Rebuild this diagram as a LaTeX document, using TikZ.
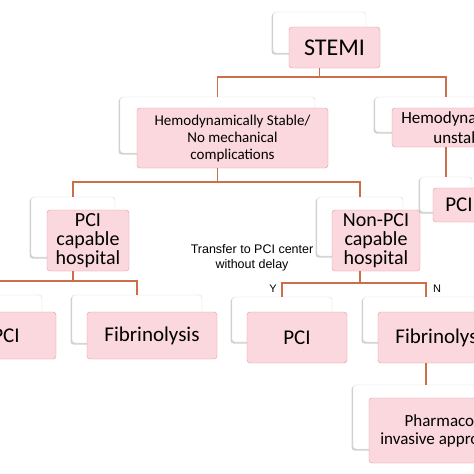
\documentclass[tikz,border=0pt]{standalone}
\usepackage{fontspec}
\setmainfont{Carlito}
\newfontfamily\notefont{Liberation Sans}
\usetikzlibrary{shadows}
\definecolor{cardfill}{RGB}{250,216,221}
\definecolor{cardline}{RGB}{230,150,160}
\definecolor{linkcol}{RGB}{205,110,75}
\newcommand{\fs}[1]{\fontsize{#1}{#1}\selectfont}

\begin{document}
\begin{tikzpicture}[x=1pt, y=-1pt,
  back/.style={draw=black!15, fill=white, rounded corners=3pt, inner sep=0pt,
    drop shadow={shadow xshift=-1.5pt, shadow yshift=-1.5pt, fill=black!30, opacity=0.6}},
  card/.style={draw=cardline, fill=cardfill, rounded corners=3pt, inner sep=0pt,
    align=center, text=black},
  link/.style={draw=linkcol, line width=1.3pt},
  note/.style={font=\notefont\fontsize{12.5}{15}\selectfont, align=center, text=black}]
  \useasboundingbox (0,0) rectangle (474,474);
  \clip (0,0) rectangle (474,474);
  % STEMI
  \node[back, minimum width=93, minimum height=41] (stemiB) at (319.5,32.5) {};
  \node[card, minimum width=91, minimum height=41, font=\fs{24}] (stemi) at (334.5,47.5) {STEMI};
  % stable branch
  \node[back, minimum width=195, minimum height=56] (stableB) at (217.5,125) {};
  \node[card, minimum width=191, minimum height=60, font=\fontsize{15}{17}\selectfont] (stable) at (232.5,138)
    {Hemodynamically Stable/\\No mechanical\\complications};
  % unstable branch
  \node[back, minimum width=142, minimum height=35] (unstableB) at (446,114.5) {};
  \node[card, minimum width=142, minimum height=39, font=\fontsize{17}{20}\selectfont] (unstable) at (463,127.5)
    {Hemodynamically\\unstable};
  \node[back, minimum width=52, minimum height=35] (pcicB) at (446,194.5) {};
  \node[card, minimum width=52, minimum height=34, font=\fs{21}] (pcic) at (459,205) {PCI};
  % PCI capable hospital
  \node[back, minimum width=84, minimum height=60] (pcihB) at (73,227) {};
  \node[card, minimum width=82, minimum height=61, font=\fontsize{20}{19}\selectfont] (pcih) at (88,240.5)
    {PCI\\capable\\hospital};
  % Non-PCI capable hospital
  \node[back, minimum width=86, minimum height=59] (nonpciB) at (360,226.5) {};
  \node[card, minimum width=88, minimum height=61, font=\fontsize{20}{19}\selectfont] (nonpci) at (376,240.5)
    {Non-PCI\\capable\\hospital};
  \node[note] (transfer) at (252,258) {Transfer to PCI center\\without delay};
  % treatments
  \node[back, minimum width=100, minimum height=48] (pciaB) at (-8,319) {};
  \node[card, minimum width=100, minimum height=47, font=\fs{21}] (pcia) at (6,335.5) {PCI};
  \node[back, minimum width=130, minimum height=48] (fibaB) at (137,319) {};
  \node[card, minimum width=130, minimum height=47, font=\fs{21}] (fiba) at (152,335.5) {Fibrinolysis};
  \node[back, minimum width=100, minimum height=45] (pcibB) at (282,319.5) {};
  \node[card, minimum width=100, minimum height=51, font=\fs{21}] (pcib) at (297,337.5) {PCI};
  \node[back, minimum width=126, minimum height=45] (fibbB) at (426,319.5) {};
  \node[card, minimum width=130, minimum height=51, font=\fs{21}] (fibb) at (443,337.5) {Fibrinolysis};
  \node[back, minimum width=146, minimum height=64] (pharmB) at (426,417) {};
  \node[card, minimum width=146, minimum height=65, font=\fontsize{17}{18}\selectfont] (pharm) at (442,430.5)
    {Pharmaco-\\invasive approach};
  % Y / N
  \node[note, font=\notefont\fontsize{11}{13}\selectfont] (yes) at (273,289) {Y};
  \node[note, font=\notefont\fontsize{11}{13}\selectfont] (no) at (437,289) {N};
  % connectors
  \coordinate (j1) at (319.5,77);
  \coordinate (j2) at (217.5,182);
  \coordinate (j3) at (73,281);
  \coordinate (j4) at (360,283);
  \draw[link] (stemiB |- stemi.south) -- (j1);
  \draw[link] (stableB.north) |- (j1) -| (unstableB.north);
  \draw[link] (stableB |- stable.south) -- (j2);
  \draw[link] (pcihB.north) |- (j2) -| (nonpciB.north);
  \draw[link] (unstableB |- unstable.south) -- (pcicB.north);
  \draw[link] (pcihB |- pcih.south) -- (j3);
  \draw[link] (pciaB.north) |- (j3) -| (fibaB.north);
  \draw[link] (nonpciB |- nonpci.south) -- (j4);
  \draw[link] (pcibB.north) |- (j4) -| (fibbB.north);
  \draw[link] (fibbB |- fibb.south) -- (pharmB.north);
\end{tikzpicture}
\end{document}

· · · · · · ·

-- WHAT IS NEEDED --
The data above should be repeated exactly, minus any pictures.

-- SOLUTION TO THE EXERCISE --
Rebuild this diagram as a LaTeX document, using TikZ.
\documentclass[tikz,border=0pt]{standalone}
\usepackage{fontspec}
\setmainfont{Carlito}
\newfontfamily\notefont{Liberation Sans}
\usetikzlibrary{shadows}
\definecolor{cardfill}{RGB}{250,216,221}
\definecolor{cardline}{RGB}{230,150,160}
\definecolor{linkcol}{RGB}{205,110,75}
\newcommand{\fs}[1]{\fontsize{#1}{#1}\selectfont}

\begin{document}
\begin{tikzpicture}[x=1pt, y=-1pt,
  back/.style={draw=black!15, fill=white, rounded corners=3pt, inner sep=0pt,
    drop shadow={shadow xshift=-1.5pt, shadow yshift=-1.5pt, fill=black!30, opacity=0.6}},
  card/.style={draw=cardline, fill=cardfill, rounded corners=3pt, inner sep=0pt,
    align=center, text=black},
  link/.style={draw=linkcol, line width=1.3pt},
  note/.style={font=\notefont\fontsize{12.5}{15}\selectfont, align=center, text=black}]
  \useasboundingbox (0,0) rectangle (474,474);
  \clip (0,0) rectangle (474,474);
  % STEMI
  \node[back, minimum width=93, minimum height=41] (stemiB) at (319.5,32.5) {};
  \node[card, minimum width=91, minimum height=41, font=\fs{24}] (stemi) at (334.5,47.5) {STEMI};
  % stable branch
  \node[back, minimum width=195, minimum height=56] (stableB) at (217.5,125) {};
  \node[card, minimum width=191, minimum height=60, font=\fontsize{15}{17}\selectfont] (stable) at (232.5,138)
    {Hemodynamically Stable/\\No mechanical\\complications};
  % unstable branch
  \node[back, minimum width=142, minimum height=35] (unstableB) at (446,114.5) {};
  \node[card, minimum width=142, minimum height=39, font=\fontsize{17}{20}\selectfont] (unstable) at (463,127.5)
    {Hemodynamically\\unstable};
  \node[back, minimum width=52, minimum height=35] (pcicB) at (446,194.5) {};
  \node[card, minimum width=52, minimum height=34, font=\fs{21}] (pcic) at (459,205) {PCI};
  % PCI capable hospital
  \node[back, minimum width=84, minimum height=60] (pcihB) at (73,227) {};
  \node[card, minimum width=82, minimum height=61, font=\fontsize{20}{19}\selectfont] (pcih) at (88,240.5)
    {PCI\\capable\\hospital};
  % Non-PCI capable hospital
  \node[back, minimum width=86, minimum height=59] (nonpciB) at (360,226.5) {};
  \node[card, minimum width=88, minimum height=61, font=\fontsize{20}{19}\selectfont] (nonpci) at (376,240.5)
    {Non-PCI\\capable\\hospital};
  \node[note] (transfer) at (252,258) {Transfer to PCI center\\without delay};
  % treatments
  \node[back, minimum width=100, minimum height=48] (pciaB) at (-8,319) {};
  \node[card, minimum width=100, minimum height=47, font=\fs{21}] (pcia) at (6,335.5) {PCI};
  \node[back, minimum width=130, minimum height=48] (fibaB) at (137,319) {};
  \node[card, minimum width=130, minimum height=47, font=\fs{21}] (fiba) at (152,335.5) {Fibrinolysis};
  \node[back, minimum width=100, minimum height=45] (pcibB) at (282,319.5) {};
  \node[card, minimum width=100, minimum height=51, font=\fs{21}] (pcib) at (297,337.5) {PCI};
  \node[back, minimum width=126, minimum height=45] (fibbB) at (426,319.5) {};
  \node[card, minimum width=130, minimum height=51, font=\fs{21}] (fibb) at (443,337.5) {Fibrinolysis};
  \node[back, minimum width=146, minimum height=64] (pharmB) at (426,417) {};
  \node[card, minimum width=146, minimum height=65, font=\fontsize{17}{18}\selectfont] (pharm) at (442,430.5)
    {Pharmaco-\\invasive approach};
  % Y / N
  \node[note, font=\notefont\fontsize{11}{13}\selectfont] (yes) at (273,289) {Y};
  \node[note, font=\notefont\fontsize{11}{13}\selectfont] (no) at (437,289) {N};
  % connectors
  \coordinate (j1) at (319.5,77);
  \coordinate (j2) at (217.5,182);
  \coordinate (j3) at (73,281);
  \coordinate (j4) at (360,283);
  \draw[link] (stemiB |- stemi.south) -- (j1);
  \draw[link] (stableB.north) |- (j1) -| (unstableB.north);
  \draw[link] (stableB |- stable.south) -- (j2);
  \draw[link] (pcihB.north) |- (j2) -| (nonpciB.north);
  \draw[link] (unstableB |- unstable.south) -- (pcicB.north);
  \draw[link] (pcihB |- pcih.south) -- (j3);
  \draw[link] (pciaB.north) |- (j3) -| (fibaB.north);
  \draw[link] (nonpciB |- nonpci.south) -- (j4);
  \draw[link] (pcibB.north) |- (j4) -| (fibbB.north);
  \draw[link] (fibbB |- fibb.south) -- (pharmB.north);
\end{tikzpicture}
\end{document}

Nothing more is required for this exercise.